# 10 year old CAAD5



## vrqNate (Aug 25, 2011)

I'm rebuilding my 2002 R600, CAAD5 for the first time in 10 years. It's earned it.










It's getting new brakes, crankset, derailleurs, wheelset, etc... The only thing original on it will be the frame and fork. 

When I'm finished it will have:

FSA Compact Bars
SRAM Force Brifters
SRAM Red Crankset, with ceramic BB
SRAM Force Rear Derailleur
SRAM Red Front Derailleur (old one, not good, but I got it practically for free)
Ciamillo Zero Gravity Brakes
Bontrager XXX Carbon seat post

Thinking of Neuvation wheels. 

It will be an eclectic bike, put together with lots of random stuff I've picked up used from friends who are upgrading and ebay.


----------



## tihsepa (Nov 27, 2008)

Cool, what are "brifters"? I dont see them so the ShRAM site.


----------



## vrqNate (Aug 25, 2011)

tihsepa said:


> Cool, what are "brifters"? I dont see them so the ShRAM site.

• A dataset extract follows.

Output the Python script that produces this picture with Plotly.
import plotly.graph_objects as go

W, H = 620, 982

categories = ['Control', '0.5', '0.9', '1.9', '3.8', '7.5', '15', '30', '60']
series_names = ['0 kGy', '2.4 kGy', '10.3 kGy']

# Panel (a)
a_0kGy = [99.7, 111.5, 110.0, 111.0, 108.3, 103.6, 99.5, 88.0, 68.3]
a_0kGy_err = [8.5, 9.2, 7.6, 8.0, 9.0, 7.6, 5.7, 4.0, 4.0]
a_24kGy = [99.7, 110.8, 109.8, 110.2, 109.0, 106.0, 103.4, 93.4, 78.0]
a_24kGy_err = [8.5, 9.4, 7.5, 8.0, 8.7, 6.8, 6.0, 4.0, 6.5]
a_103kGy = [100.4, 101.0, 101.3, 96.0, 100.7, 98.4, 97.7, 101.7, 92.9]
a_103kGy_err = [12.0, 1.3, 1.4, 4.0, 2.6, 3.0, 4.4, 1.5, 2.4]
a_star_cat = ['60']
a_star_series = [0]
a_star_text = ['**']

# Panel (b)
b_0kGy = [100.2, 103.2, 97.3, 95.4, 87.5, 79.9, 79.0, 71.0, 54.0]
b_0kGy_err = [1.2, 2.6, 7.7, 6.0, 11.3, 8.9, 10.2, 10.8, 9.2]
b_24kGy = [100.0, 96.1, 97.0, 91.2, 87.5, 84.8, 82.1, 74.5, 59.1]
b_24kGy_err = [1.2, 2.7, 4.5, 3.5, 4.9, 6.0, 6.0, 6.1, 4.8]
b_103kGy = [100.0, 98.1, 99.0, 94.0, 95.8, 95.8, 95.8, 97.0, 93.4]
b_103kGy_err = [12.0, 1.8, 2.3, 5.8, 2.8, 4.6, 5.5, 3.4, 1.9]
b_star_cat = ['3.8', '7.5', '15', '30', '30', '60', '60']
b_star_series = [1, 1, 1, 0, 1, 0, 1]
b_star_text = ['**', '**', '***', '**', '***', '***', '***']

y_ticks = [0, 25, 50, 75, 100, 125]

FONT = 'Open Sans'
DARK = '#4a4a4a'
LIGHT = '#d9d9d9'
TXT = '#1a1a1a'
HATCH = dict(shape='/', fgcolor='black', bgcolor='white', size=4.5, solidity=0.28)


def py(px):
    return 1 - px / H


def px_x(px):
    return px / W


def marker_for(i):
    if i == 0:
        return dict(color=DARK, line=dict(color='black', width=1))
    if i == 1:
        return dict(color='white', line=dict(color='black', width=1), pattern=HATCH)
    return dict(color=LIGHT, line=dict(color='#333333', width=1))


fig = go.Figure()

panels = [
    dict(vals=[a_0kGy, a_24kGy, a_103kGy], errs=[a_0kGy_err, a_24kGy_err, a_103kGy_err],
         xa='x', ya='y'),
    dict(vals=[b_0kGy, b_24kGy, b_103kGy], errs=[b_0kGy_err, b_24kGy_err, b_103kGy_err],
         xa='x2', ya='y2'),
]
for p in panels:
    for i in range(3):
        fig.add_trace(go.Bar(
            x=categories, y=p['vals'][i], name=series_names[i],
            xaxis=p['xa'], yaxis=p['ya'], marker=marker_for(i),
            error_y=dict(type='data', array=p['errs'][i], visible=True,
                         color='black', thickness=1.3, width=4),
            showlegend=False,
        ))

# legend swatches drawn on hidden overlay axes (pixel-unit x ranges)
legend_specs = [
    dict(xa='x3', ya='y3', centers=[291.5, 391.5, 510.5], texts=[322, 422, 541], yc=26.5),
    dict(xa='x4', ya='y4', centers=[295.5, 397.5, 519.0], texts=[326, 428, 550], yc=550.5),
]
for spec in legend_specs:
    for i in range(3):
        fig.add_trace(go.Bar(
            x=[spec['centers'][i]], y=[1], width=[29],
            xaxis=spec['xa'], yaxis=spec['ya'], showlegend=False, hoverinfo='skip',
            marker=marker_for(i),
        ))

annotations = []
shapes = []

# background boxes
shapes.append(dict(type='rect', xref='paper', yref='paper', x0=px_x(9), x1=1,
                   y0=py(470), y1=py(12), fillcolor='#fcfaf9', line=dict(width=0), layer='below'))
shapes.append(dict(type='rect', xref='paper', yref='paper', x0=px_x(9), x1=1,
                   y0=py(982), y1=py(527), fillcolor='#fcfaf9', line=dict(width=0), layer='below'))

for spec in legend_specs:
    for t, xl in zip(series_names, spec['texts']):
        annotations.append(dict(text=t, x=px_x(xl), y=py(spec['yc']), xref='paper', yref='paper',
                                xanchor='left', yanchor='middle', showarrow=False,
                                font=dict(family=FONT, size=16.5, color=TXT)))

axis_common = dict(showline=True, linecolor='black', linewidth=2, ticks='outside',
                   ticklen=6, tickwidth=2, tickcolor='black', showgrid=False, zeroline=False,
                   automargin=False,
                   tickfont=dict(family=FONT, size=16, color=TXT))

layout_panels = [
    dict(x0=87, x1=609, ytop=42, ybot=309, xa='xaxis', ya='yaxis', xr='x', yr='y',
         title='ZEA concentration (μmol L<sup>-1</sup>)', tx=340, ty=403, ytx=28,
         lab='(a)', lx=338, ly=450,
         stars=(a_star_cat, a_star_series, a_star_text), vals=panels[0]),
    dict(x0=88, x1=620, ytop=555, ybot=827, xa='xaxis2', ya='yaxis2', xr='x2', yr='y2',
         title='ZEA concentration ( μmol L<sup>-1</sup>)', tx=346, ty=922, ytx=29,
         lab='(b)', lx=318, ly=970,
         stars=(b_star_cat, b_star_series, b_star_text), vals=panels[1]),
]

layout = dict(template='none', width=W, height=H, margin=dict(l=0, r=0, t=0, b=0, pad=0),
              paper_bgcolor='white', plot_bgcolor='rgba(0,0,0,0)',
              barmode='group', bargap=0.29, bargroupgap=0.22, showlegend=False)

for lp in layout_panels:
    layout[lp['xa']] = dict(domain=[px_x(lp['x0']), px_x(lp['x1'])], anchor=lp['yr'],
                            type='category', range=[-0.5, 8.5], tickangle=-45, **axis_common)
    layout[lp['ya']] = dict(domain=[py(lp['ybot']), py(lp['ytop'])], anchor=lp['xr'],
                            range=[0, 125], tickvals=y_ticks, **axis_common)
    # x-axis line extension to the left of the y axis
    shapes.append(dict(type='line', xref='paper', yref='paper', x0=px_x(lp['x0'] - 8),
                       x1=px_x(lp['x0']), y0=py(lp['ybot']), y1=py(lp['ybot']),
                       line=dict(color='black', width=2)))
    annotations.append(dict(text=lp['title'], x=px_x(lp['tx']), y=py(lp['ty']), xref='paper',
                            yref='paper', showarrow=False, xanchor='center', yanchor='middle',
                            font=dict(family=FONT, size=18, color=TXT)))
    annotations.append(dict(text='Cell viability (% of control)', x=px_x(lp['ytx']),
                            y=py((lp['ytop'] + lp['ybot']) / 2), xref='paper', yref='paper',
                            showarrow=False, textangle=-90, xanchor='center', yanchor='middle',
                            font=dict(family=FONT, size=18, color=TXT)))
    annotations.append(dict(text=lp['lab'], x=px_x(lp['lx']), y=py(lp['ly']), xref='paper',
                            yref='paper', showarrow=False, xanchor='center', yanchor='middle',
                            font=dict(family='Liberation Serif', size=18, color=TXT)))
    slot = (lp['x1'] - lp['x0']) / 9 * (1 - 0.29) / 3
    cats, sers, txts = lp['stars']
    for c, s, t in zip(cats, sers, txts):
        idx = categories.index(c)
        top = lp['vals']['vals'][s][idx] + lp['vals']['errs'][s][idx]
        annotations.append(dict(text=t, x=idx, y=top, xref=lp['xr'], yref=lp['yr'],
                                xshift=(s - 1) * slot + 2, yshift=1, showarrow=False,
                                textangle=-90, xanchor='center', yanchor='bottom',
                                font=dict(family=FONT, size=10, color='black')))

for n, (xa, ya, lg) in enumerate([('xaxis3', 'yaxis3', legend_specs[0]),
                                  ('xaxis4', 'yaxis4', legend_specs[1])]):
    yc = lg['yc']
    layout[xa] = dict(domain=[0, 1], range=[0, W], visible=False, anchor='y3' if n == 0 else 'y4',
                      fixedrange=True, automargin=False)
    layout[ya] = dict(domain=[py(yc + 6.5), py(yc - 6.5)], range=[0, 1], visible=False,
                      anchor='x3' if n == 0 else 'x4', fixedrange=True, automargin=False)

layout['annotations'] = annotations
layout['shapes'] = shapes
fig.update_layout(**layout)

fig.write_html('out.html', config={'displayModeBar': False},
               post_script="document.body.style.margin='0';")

Oh, sorry. That's short for brake levers and shifters. Don't know where I came up with that, probably saw it on a forum somewhere.


----------



## jneilt (Aug 11, 2012)

I dumped some coin into my old CAAD3, it's got a seriously new lease on life...love it.

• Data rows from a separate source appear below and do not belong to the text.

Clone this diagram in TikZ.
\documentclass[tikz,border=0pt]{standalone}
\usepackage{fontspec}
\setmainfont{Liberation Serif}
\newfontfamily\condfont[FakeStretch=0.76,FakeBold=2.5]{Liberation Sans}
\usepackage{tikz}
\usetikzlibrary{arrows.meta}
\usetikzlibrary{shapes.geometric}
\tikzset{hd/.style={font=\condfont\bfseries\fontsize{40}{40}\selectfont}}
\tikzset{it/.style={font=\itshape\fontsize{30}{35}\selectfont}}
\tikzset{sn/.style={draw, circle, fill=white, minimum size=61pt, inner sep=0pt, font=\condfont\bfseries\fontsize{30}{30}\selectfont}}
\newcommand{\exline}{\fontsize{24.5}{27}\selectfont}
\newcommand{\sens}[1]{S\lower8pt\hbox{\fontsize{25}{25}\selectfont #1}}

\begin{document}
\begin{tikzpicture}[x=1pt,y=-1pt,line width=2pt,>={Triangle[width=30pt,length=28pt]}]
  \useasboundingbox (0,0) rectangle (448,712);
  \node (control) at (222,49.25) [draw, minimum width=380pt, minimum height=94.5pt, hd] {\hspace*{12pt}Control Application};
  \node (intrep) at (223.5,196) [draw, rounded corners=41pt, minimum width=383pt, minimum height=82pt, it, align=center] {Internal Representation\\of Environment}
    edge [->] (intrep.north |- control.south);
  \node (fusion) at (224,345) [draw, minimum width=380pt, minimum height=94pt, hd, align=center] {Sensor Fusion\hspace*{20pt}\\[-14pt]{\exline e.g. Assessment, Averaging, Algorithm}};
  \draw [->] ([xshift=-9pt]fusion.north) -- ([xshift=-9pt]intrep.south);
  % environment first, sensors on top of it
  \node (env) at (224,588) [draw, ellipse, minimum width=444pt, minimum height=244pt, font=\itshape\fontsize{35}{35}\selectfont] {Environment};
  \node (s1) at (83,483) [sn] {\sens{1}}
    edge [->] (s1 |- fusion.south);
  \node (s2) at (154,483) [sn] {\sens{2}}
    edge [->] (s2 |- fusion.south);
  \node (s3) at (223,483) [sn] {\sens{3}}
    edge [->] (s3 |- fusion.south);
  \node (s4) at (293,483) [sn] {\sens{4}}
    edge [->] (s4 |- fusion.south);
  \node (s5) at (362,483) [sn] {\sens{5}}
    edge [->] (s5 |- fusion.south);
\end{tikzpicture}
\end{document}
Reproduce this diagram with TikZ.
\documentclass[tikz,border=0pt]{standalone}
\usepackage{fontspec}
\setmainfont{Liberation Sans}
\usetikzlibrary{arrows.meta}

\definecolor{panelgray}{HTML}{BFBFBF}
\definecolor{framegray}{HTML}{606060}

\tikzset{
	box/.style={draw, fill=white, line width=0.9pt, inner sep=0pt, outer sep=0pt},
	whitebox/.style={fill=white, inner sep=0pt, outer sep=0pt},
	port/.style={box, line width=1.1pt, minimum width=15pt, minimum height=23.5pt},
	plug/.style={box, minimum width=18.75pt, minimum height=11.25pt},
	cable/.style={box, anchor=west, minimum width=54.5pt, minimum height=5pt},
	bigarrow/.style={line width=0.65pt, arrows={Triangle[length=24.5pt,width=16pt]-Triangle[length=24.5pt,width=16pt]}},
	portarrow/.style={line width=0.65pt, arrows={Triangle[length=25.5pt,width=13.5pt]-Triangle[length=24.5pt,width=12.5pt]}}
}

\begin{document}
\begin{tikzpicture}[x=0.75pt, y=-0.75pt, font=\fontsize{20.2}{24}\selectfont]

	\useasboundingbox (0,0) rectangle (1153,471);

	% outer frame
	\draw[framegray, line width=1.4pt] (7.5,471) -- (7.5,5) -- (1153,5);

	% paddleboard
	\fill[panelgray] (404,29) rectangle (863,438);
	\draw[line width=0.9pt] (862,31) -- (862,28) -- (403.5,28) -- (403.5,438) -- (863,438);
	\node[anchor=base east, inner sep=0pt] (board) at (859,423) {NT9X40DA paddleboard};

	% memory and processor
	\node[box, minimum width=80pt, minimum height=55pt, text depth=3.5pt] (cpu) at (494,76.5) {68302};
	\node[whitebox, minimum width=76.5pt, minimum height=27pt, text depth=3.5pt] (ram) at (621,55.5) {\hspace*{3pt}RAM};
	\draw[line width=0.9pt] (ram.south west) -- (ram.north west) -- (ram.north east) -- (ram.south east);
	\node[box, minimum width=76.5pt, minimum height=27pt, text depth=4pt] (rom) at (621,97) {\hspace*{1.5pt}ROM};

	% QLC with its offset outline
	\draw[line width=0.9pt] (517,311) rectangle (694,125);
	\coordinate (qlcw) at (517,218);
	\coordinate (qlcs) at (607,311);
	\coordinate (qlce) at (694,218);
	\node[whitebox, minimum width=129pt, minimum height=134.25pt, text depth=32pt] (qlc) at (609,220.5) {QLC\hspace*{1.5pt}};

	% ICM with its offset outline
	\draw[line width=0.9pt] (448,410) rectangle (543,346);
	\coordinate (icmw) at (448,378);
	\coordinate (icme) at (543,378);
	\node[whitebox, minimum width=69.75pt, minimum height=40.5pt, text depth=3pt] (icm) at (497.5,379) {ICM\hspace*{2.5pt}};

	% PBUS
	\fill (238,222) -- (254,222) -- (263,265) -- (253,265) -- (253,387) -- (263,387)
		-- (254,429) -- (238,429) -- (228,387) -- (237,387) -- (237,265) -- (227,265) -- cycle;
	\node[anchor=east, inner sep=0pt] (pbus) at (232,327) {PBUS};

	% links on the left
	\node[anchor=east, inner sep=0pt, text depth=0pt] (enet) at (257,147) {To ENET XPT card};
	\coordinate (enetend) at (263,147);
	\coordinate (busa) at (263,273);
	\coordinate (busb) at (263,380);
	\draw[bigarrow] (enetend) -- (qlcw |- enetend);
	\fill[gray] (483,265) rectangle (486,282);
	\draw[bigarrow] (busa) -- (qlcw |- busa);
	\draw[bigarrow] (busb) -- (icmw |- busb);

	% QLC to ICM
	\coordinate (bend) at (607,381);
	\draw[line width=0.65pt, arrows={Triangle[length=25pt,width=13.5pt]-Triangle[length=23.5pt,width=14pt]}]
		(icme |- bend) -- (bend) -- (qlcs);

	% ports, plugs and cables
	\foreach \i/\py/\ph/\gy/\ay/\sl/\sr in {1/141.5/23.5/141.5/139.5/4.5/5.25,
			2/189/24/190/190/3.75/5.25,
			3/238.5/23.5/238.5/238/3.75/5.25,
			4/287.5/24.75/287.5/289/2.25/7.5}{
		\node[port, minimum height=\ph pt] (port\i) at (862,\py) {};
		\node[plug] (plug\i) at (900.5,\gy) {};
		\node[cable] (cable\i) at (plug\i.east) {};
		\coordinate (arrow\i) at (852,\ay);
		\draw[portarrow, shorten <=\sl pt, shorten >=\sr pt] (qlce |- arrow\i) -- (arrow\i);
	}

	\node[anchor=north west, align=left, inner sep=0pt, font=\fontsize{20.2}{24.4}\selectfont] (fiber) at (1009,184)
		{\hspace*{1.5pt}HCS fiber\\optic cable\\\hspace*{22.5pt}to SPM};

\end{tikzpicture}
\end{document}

People will tell you your an idiot.


----------



## vrqNate (Aug 25, 2011)

Finally finished this re-build. I'm happy with it for the most part.

The cables under the bar-tap are a little weird for me. I can feel them bulge out to the side before they drop down under the bars.

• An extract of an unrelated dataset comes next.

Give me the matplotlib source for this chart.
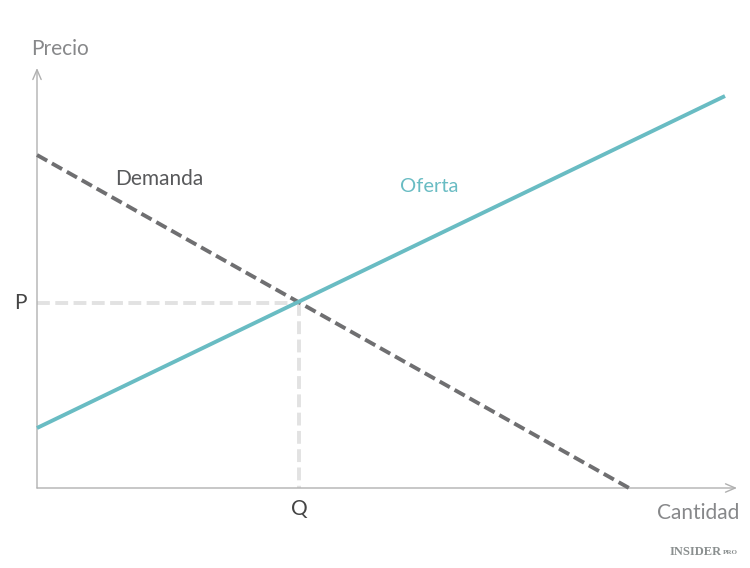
import matplotlib
matplotlib.use("Agg")
import matplotlib.pyplot as plt

plt.rcParams['font.family'] = ['Lato', 'DejaVu Sans']

# Values (axes units: pixels from the origin)
demand_q = [0, 592]
demand_p = [333, 0]
supply_q = [0, 688]
supply_p = [60, 392]
eq_q = 262
eq_p = 185
x_max = 700
y_max = 420

TEAL = '#69bcc3'
DARK = '#6f6f71'
GUIDE = '#e2e2e2'
AXIS = '#b0b0b0'
LABEL = '#87888a'

fig = plt.figure(figsize=(7.5, 5.68), dpi=100, facecolor='white')
ax = fig.add_axes([37/750, 80/568, 700/750, 420/568])
ax.set_xlim(0, x_max)
ax.set_ylim(0, y_max)
ax.axis('off')

# Axes with open arrowheads
arrow = dict(arrowstyle='->,head_length=0.7,head_width=0.3', color=AXIS, lw=1.0, shrinkA=0, shrinkB=0)
ax.annotate('', xy=(x_max, 0), xytext=(0, 0), annotation_clip=False, arrowprops=arrow)
ax.annotate('', xy=(0, y_max), xytext=(0, 0), annotation_clip=False, arrowprops=arrow)

# Equilibrium guides
ax.plot([0, eq_q], [eq_p, eq_p], color=GUIDE, lw=2.8, dashes=(3.3, 1.4), dash_capstyle='butt', zorder=2)
ax.plot([eq_q, eq_q], [eq_p, 0], color=GUIDE, lw=2.8, dashes=(3.3, 1.4), dash_capstyle='butt', zorder=2)

# Curves
ax.plot(demand_q, demand_p, color=DARK, lw=2.8, dashes=(3.0, 1.4), dash_capstyle='butt', zorder=3, clip_on=False)
ax.plot(supply_q, supply_p, color=TEAL, lw=2.8, solid_capstyle='butt', zorder=4, clip_on=False)

# Labels
ax.text(78, 309, 'Demanda', fontsize=15, color='#58595b', ha='left', va='center')
ax.text(363, 301, 'Oferta', fontsize=14.5, color=TEAL, ha='left', va='center')
ax.text(-6, 439, 'Precio', fontsize=15, color=LABEL, ha='left', va='center', clip_on=False)
ax.text(702, -25, 'Cantidad', fontsize=15, color=LABEL, ha='right', va='center', clip_on=False)
ax.text(-17, eq_p, 'P', fontsize=15, color='#444444', ha='center', va='center', clip_on=False)
ax.text(eq_q, -21, 'Q', fontsize=15, color='#444444', ha='center', va='center', clip_on=False)

# Source mark
ax.text(685, -64, 'INSIDER', fontsize=9, color='#8a8f8f', family=['Liberation Serif'], weight='bold',
        ha='right', va='center', clip_on=False)
ax.text(701, -64, 'PRO', fontsize=5, color='#8a8f8f', family=['Liberation Serif'], weight='bold',
        ha='right', va='center', clip_on=False)

fig.savefig('out.png', dpi=100)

It's still a "heavy" bike by modern standards... 18.8lbs according to my bathroom scale, but it used to be 22+lbs, so not a bad change.


----------



## vrqNate (Aug 25, 2011)

Does 18.8lbs seem heavy to anyone considering the components I have on this thing?

I weighed everything individually on a gram scale before assembled says it should be 16.5lbs. Trying to figure out where that extra weight came from. I literally weighed everything before I put it on the bike and have it in a spreadsheet. 

Maybe standing on a scale while holding the bike and then subtracting my weight isn't as accurate?


----------



## David Loving (Jun 13, 2008)

Congratulations on a good build for the CAAD5. I have a CAAD5 too and I love the ride.


----------



## jneilt (Aug 11, 2012)

looks very cool. I try not to wig on the weight by any means. Mine with 1700 gram wheels (sans 600 grams for the tubular tires) comes in under 18. Honestly, I ride it with either that or a wheel set that weighs 1600 grams with tires and can't tell a bit of difference.


----------



## EuroSVT (Sep 15, 2011)

vrqNate, that's a sweet colorway on the frame


----------



## ARE. (Jul 29, 2011)

I hope my CAAD10 can be that awesomeized after a 10 year refresh. But honestly, I don't think the BBQ will look as cool as your upgraded yellow frame.


----------



## defboob (Aug 31, 2011)

wow, that bike is hot - nice job on giving her a refresh!


----------



## metoou2 (Mar 18, 2009)

you done GOOD son!

holding the bike while on the b-room scale really won't work out for ya. It should, but it rarely works out.

Did you include tires and tubes on the spread sheet?


----------



## vrqNate (Aug 25, 2011)

Thanks for the compliments! 

I re-weighed it using a more accurate method, comes in at 16.6 lbs fully assembled. Not that it really matters, but I live in a very hilly area.

Now, need to get out and ride off all that pie.


----------



## fourgasm (Jan 24, 2012)

looks nice


----------



## metoou2 (Mar 18, 2009)

yellow 'Dale


----------